Maintaining Your Digital Differential Pressure Gauge

Your DPG is a precision instrument. To keep it accurate:

  • Calibrate annually: Send the gauge to the manufacturer or an accredited lab for recalibration. Some models allow field calibration with a known pressure source.
  • Store in a padded case: Drop damage is the leading cause of zero drift. Never toss the gauge loose in a truck box.
  • Keep ports clean: Use a small brush or compressed air to remove debris from the pressure ports. A clogged port can cause a 5–10 psi error.
  • Replace batteries before they die: Low battery voltage can cause erratic readings.
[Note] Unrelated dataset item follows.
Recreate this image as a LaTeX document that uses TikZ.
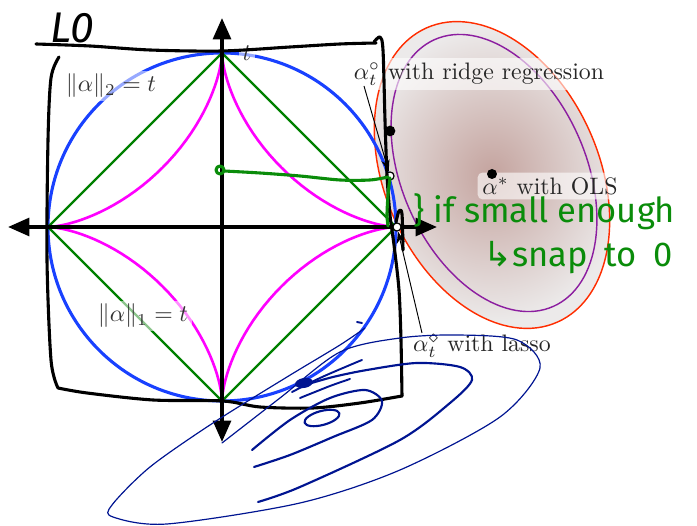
\documentclass[tikz,border=0pt]{standalone}
\usepackage{amsmath}
\usepackage{fontspec}
\newfontfamily\inkfont{Fira Sans}
\newfontfamily\arrowfont{DejaVu Sans}
\usetikzlibrary{positioning,arrows.meta}

\definecolor{ringblue}{RGB}{25,65,255}
\definecolor{diamgreen}{RGB}{0,128,0}
\definecolor{cuspmagenta}{RGB}{255,0,255}
\definecolor{inkgreen}{RGB}{10,140,10}
\definecolor{inknavy}{RGB}{0,20,145}
\definecolor{olsred}{RGB}{255,45,0}
\definecolor{olspurple}{RGB}{140,30,160}
\definecolor{olsin}{RGB}{196,163,158}
\definecolor{olsout}{RGB}{236,234,234}

\begin{document}
\begin{tikzpicture}[
    x=0.42pt, y=-0.42pt,
    axis/.style={
        line width=1.5pt,
        {Triangle[length=9pt,width=7.5pt]}-{Triangle[length=9pt,width=7.5pt]}
    },
    ring/.style={draw=ringblue, line width=1.3pt},
    l1ball/.style={draw=diamgreen, line width=0.9pt},
    lpball/.style={draw=cuspmagenta, line width=1.1pt},
    normlabel/.style={
        fill=white,
        fill opacity=0.55,
        text opacity=1,
        text=black!80,
        inner sep=1.5pt
    },
    callout/.style={
        fill=white,
        fill opacity=0.6,
        text opacity=1,
        text=black!85,
        rounded corners=2pt,
        inner sep=2pt
    },
    hollowdot/.style={circle, draw, fill=white, line width=0.5pt, inner sep=0pt, minimum size=3.4pt},
    soliddot/.style={circle, fill, inner sep=0pt, minimum size=4.2pt},
    pointer/.style={-{Stealth[length=5pt,width=3.5pt]}, line width=0.4pt},
    ink/.style={line width=1.3pt, line cap=round, line join=round},
    inknote/.style={
        text=inkgreen,
        font=\inkfont\fontsize{14.5}{17}\selectfont,
        inner sep=0pt
    }
]
\useasboundingbox (0,0) rectangle (697,526);

% OLS ellipse
\shade[inner color=olsin, outer color=olsout, rotate around={114:(492,175)}]
    (492,175) ellipse [x radius=161, y radius=107];
\draw[olsred, line width=0.6pt, rotate around={114:(492,175)}]
    (492,175) ellipse [x radius=161, y radius=107];
\draw[olspurple, line width=0.6pt, rotate around={114:(494,173)}]
    (494,173) ellipse [x radius=146, y radius=92];

% balls
\coordinate (O) at (222,227);
\draw[ring] (O) circle (174);
\draw[l1ball] (222,53) -- (396,227) -- (222,401) -- (48,227) -- cycle;
\draw[lpball] plot[domain=1:361, samples=181, variable=\t]
    ({222+174*sign(cos(\t))*abs(cos(\t))^3.1}, {227+174*sign(sin(\t))*abs(sin(\t))^3.1}) -- cycle;

% axes
\coordinate (xmin) at (8,227);
\coordinate (xmax) at (437,227);
\coordinate (ymax) at (222,18);
\coordinate (ymin) at (222,442);
\draw[axis] (xmin) -- (xmax);
\draw[axis] (ymin) -- (ymax);

% labels
\node[normlabel] (tlbl) at (247,53) {$t$};
\node[normlabel] (l2lbl) at (111,86) {$\|\alpha\|_2 = t$};
\node[normlabel] (l1lbl) at (143,316) {$\|\alpha\|_1 = t$};
\node[callout] (ridgelbl) at (479,74) {$\alpha_t^\circ$ with ridge regression};
\node[callout] (olslbl) at (550,186) {$\alpha^*$ with OLS};
\node[callout] (lassolbl) at (482,346) {$\alpha_t^\diamond$ with lasso};

% points
\node[hollowdot] (ridgept) at (390,176) {};
\node[hollowdot] (lassopt) at (397,227) {};
\node[soliddot] (olspt) at (492,174) {};

\coordinate (ridgefoot) at (364,86);
\coordinate (lassofoot) at (422,333);
\draw[pointer] (ridgefoot) -- (ridgept);
\draw[pointer] (lassofoot) -- (lassopt);

% handwritten: black
\node[font=\inkfont\itshape\fontsize{18}{19}\selectfont, inner sep=0pt] (lzero) at (72,28) {L0};
\draw[ink] plot[smooth] coordinates {(36,44) (90,46) (150,50) (222,51) (290,47) (340,44) (376,43)};
\draw[ink] plot[smooth] coordinates {(374,42) (380,37) (383,50) (385,120) (387,175) (390,215) (394,245) (399,290) (401,340) (402,396)};
\draw[ink] plot[smooth] coordinates {(396,222) (399,211) (402,214) (403,250)};
\draw[ink] plot[smooth] coordinates {(59,57) (51,78) (48,140) (47,260) (51,360) (58,388)};
\draw[ink] plot[smooth] coordinates {(58,388) (87,393) (153,400) (223,401) (260,407) (313,408) (360,403) (402,396)};
\node[soliddot, minimum size=4.5pt] (inkdot) at (390,131) {};

% handwritten: green
\draw[ink, inkgreen] (220,170) circle (4);
\draw[ink, inkgreen] plot[smooth] coordinates {(224,171) (260,173) (300,176) (340,180) (370,180) (388,177)};
\draw[ink, inkgreen] plot[smooth] coordinates {(390,178) (388,195) (387,215) (388,226)};
\node[inknote, anchor=base west] (smallnote) at (413,223) {\} if small enough};
\node[inknote, anchor=base west] (snapnote) at (483,267) {\spaceskip=7pt {\arrowfont ↳}snap to 0};

% handwritten: navy contours
\draw[ink, inknavy, line width=0.5pt] plot[smooth] coordinates {(222,443) (280,398) (340,352) (400,338) (457,335) (517,340) (540,368) (500,417) (400,470) (300,503) (167,524) (113,517) (112,505) (150,467) (213,423) (287,377) (340,345) (365,328)};
\draw[ink, inknavy, line width=0.9pt] plot[smooth] coordinates {(258,502) (300,487) (400,440) (450,403) (472,380) (460,367) (417,363) (367,370) (333,377) (305,385)};
\draw[ink, inknavy, line width=0.9pt] plot[smooth] coordinates {(252,450) (290,420) (330,398) (365,390) (382,401) (372,420) (333,437) (290,455) (254,467)};
\draw[ink, inknavy, line width=0.9pt, rotate around={15:(322,418)}] (322,418) ellipse [x radius=18, y radius=7];
\fill[inknavy, rotate around={10:(304,383)}] (304,383) ellipse [x radius=9, y radius=5];
\draw[ink, inknavy, line width=0.8pt] plot[smooth] coordinates {(292,392) (320,378) (350,365) (362,360)};
\draw[ink, inknavy, line width=0.8pt] plot[smooth] coordinates {(300,398) (330,386) (350,379)};
\draw[ink, inknavy, line width=0.8pt] (357,322) -- (362,323);

\end{tikzpicture}
\end{document}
Many gauges have a battery indicator—replace at 20% remaining.
  • Update firmware: Some digital DPGs allow firmware updates that add new refrigerant PT curves or improve accuracy algorithms. Check the manufacturer’s website quarterly.

Practical Takeaway

Digital differential pressure gauge setup for subcooling charging is not a “set it and forget it” task. It requires deliberate attention to zeroing, hose integrity, port selection, and environmental conditions. By following the steps outlined here—connecting only to the liquid line, stabilizing the system, cross-checking with a second method, and knowing when to escalate—you will consistently achieve subcooling readings within ±1°F of the manufacturer’s target. This precision translates directly into fewer callbacks, longer compressor life, and lower energy costs for your customers. Invest the extra two minutes in proper setup, and your digital DPG will pay for itself many times over.